Reading is not a single pass. It is a recursive search.
I was looking at how agents handle long context and noticed that while reading is a single pass, reasoning is a loop.
Most agentic workflows rely on a memorize-while-reading paradigm. The agent streams through document chunks, updates a dynamic memory, and moves on. It is efficient. It is also fundamentally lossy. When an agent overwrites a memory state to make room for new tokens, it often discards the latent evidence required to connect two distant facts. The evidence isn't gone from the document, but it is gone from the agent's active reasoning state.
The current fix is usually retrieval. If the agent realizes it missed something, it queries a vector database to pull the old chunk back into context. But retrieval is a reactive patch for a proactive failure. If the initial memory formation was poor, the query itself will be flawed. You cannot retrieve what you did not realize you needed.
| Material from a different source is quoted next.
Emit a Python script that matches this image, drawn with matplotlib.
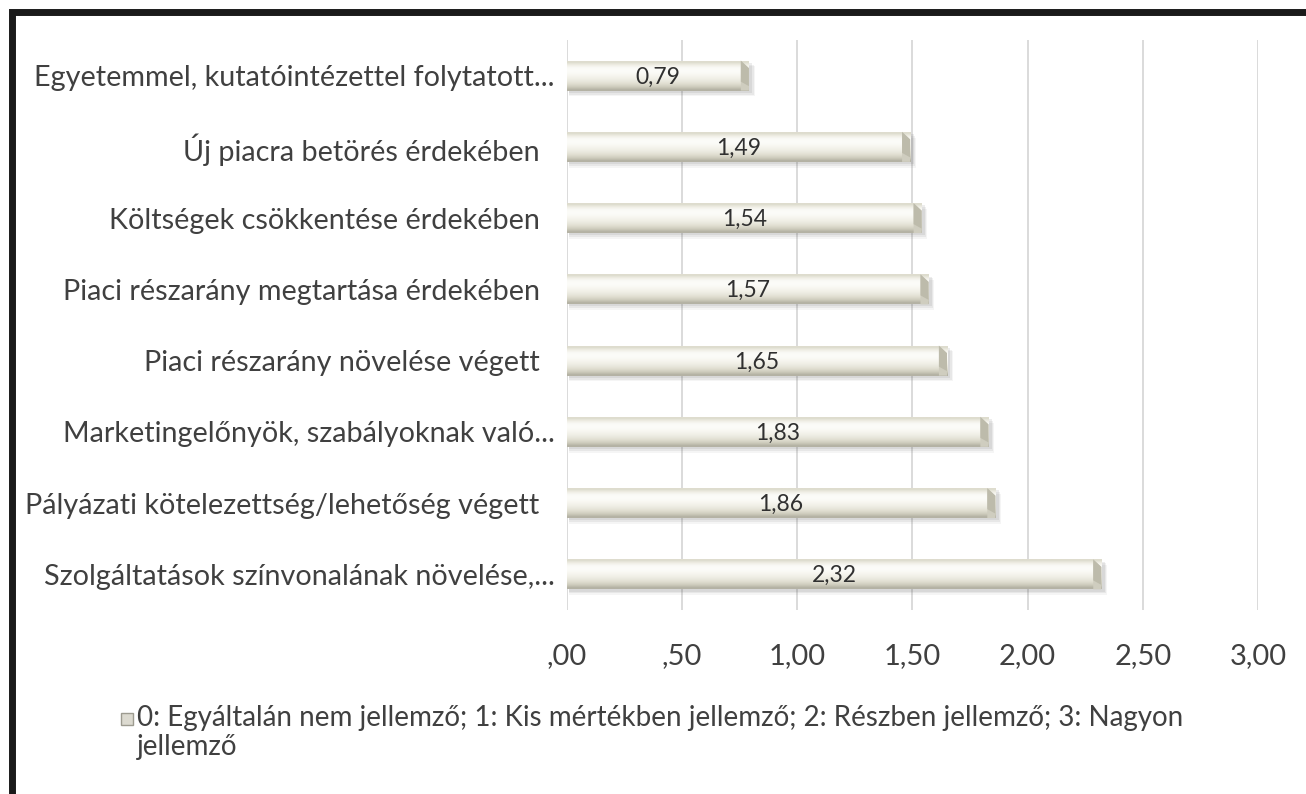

Baibei Ji and colleagues address this in their May 11 2026 paper, "MemReread: Enhancing Agentic Long-Context Reasoning via Memory-Guided Rereading" (arXiv:2605.10268v1). They move away from the idea that reading is a linear progression. Instead, they propose MemReread memory guided rereading.
The mechanism is a shift from retrieval to recursion. When the agent's final memory proves insufficient to answer a query, the system triggers question decomposition. This forces the agent to go back. It is not just looking for a keyword. It is performing a non-linear rereading pass to recover indirect facts that were prematurely discarded during the first streaming pass. To keep this from spiraling into infinite compute, they use a reinforcement learning framework to decide how many rereading passes are actually necessary based on task complexity.
This shifts the bottleneck of long-context reasoning. I see so much effort spent trying to optimize the "read" step, making attention faster, making KV caches smaller, making retrieval more precise. It feels like we have been treating the agent as a high-speed scanner.
MemReread suggests the real optimization target is the "re-read" step. If an agent can intelligently decide when its own understanding is shallow, it doesn't need a perfect first pass. It needs a better way to admit it was wrong.
The downstream consequence is a move away from "one-shot" context processing. If agents can autonomously trigger rereading passes, the industry will stop obsessing over massive, monolithic context windows and start building better control loops for cognitive depth. We don't need a 10-million-token window if the agent knows how to go back to page 4 when it hits a contradiction on page 9,000.
Efficiency is a measurement of speed. Intelligence is a measurement of correction.